Bank of England requires banks to hold extra £11.4bn in capital
The Bank of England has raised its requirements for the amount of cash British banks have to hold as it looks to build up capital buffers against a financial system shock.
Presenting the biannual Financial Stability Report, governor Mark Carney warned of growing “pockets of risk that warrant extra vigilance” in the UK economy that could threaten the financial system.
Some lenders are not doing enough to prepare for a crisis, and are in danger of "forgetting the lessons of the past" by lowering underwriting standards, Carney warned.
British banks will be forced to hold another £11.4bn within 18 months as the countercyclical capital buffer rises first to 0.5 per cent of bank assets and then to one per cent in November.
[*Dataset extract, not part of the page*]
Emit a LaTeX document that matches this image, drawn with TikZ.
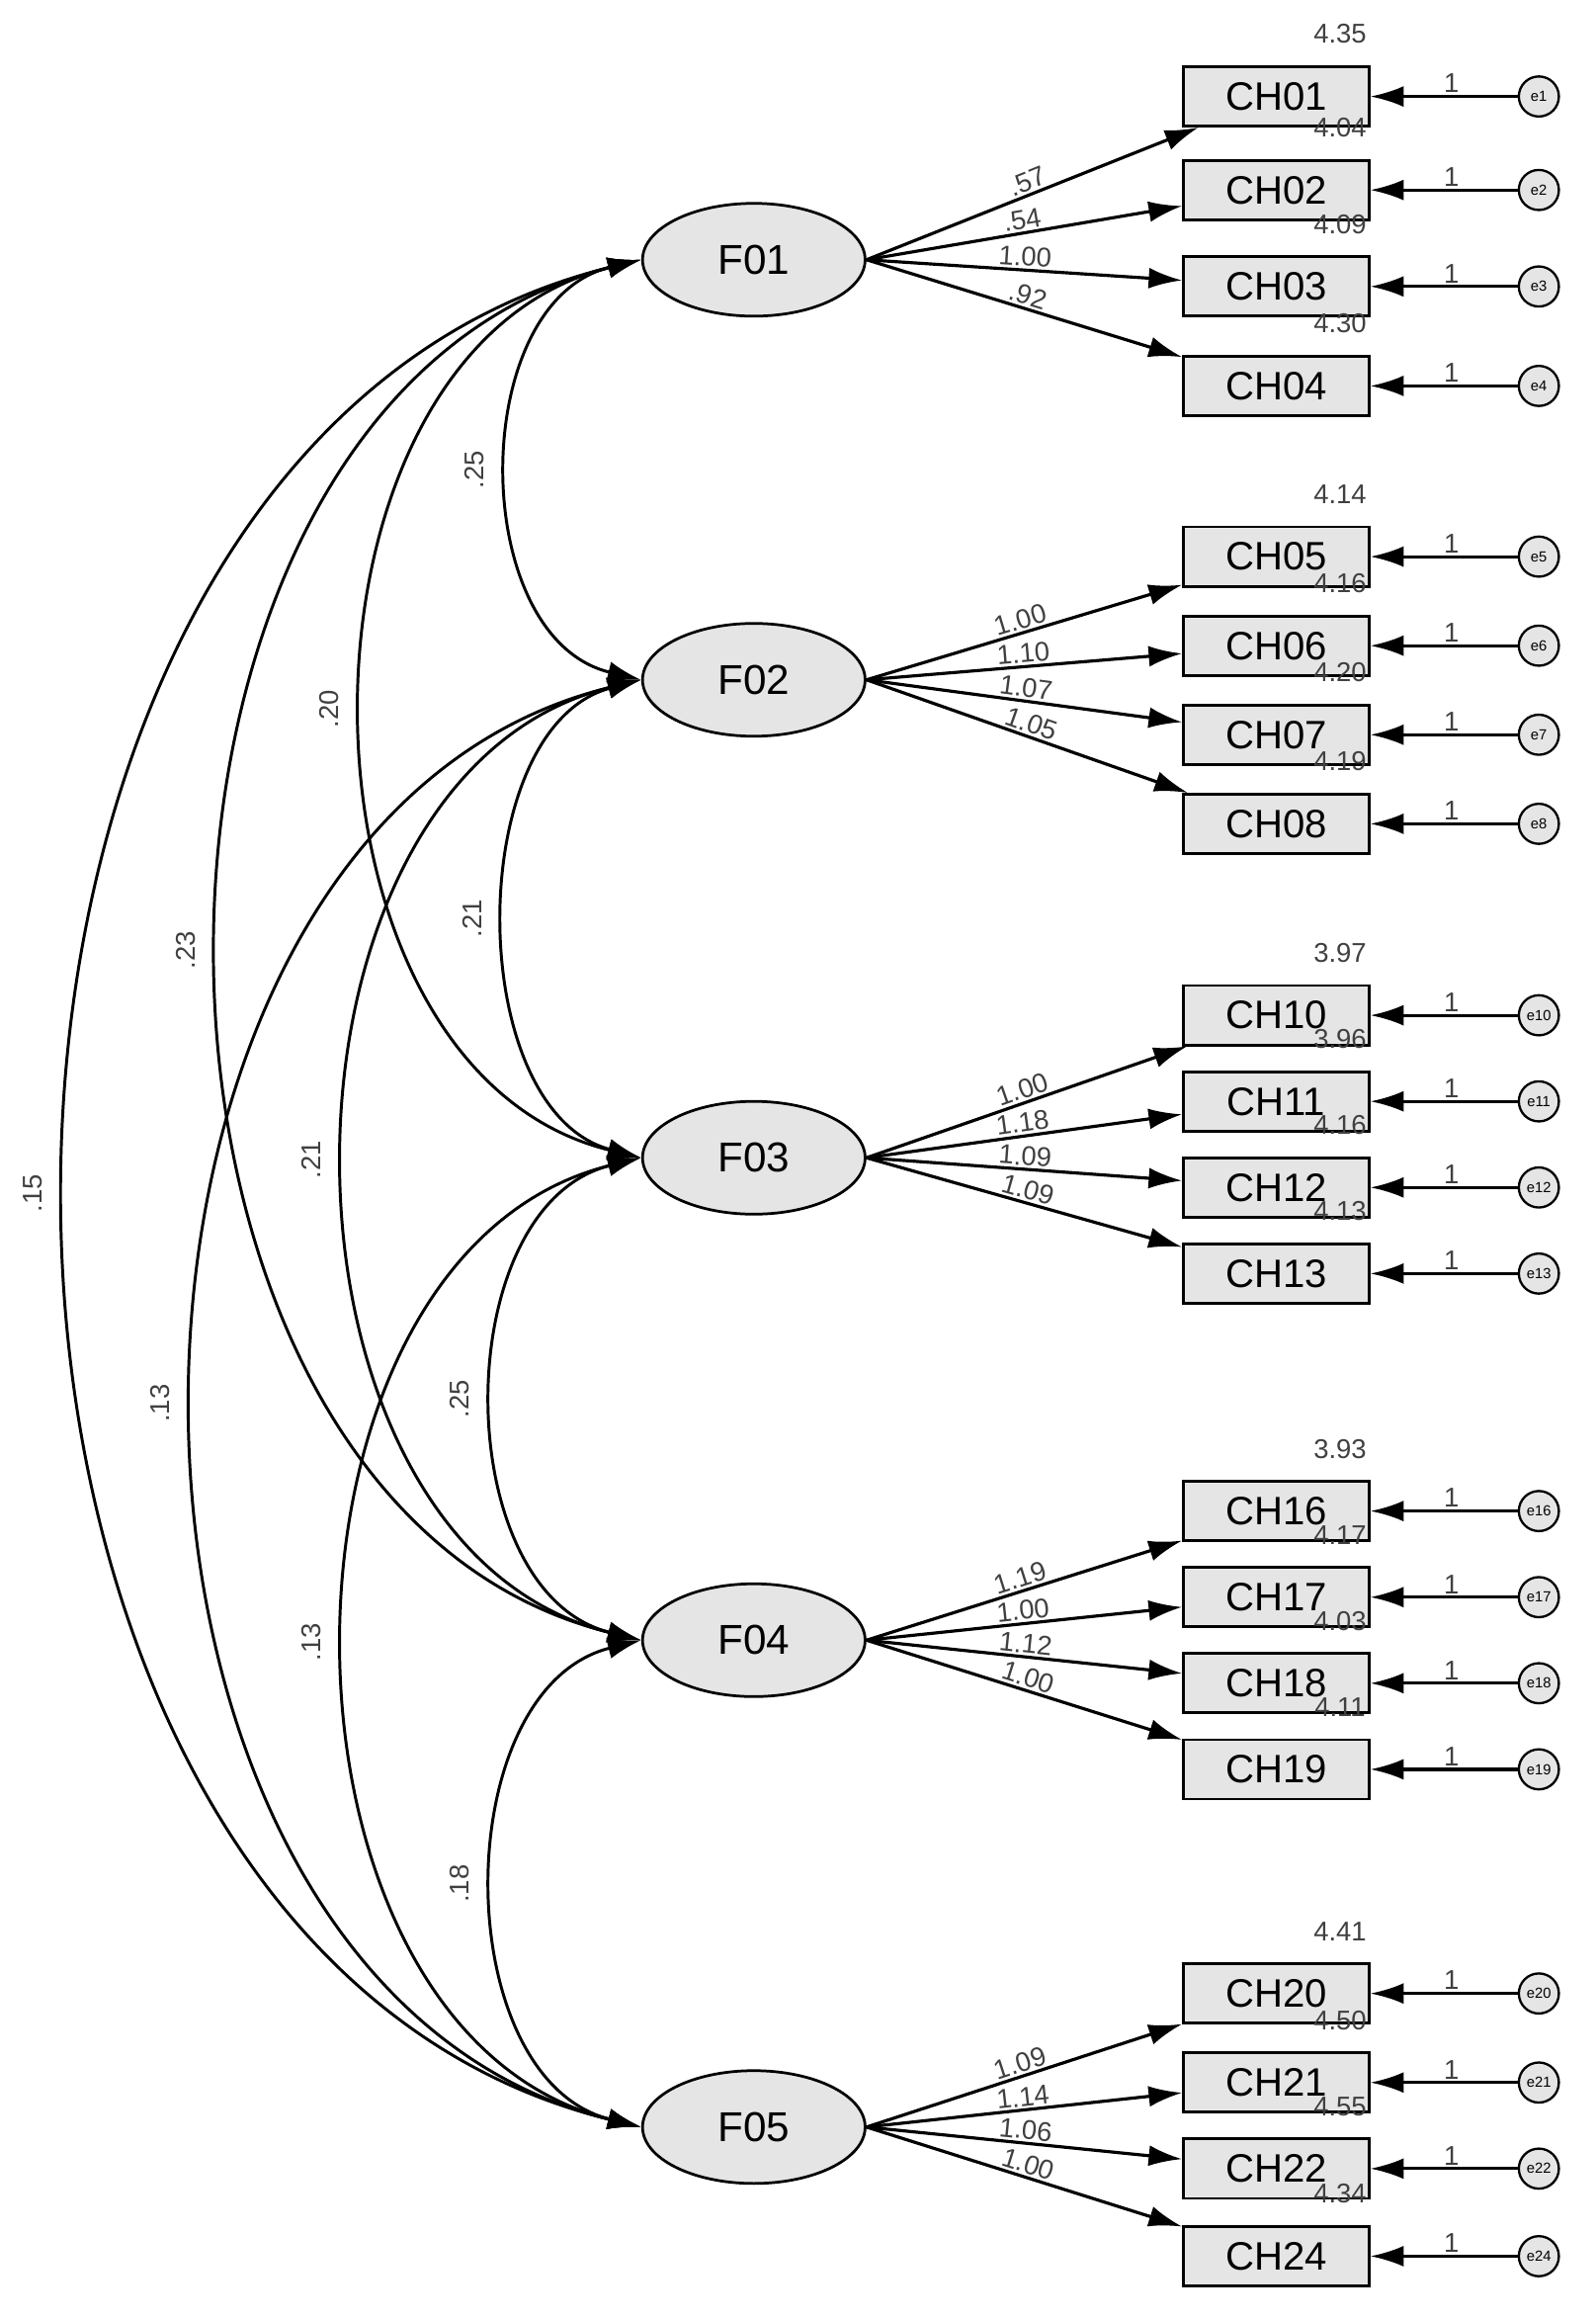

Banks will have a year to build the initial £5.7bn buffer just announced, and 18 months for the second slice, barring any shocks to the economy. Carney added that he expects most banks to already have enough capital to fulfil the heightened requirements.
The countercyclical capital buffer first came into effect in March 2016, but it was lowered to zero per cent in the aftermath of the Brexit vote last year as the Bank predicted a sharp hit to the UK economy and a possible tightening of the supply of credit.
Since then the economy has performed more strongly than the Bank predicted, with it now judging it can raise capital requirements to prepare for the next shock.
Risks to UK financial stability have been downgraded from "elevated" to a “standard level”, according to the Financial Policy Committee, the Bank of England body responsible for monitoring the resilience of the financial system.
However, the Bank has its eye on lending to consumers, which has undergone a boom in the last few years to reach £198bn in April. Although consumer credit only accounts for 10 per cent of lending to UK borrowers, it is responsible for a far higher proportion of banking sector losses.
Banks may be basing their calculations on the current benign environment will continue indefinitely, rather than preparing for the worst, the FPC said.
Meanwhile the FPC has acted to tighten the affordability tests on mortgages. Lenders will now have to ensure their customers can afford a rise in interest rates they pay to around seven per cent.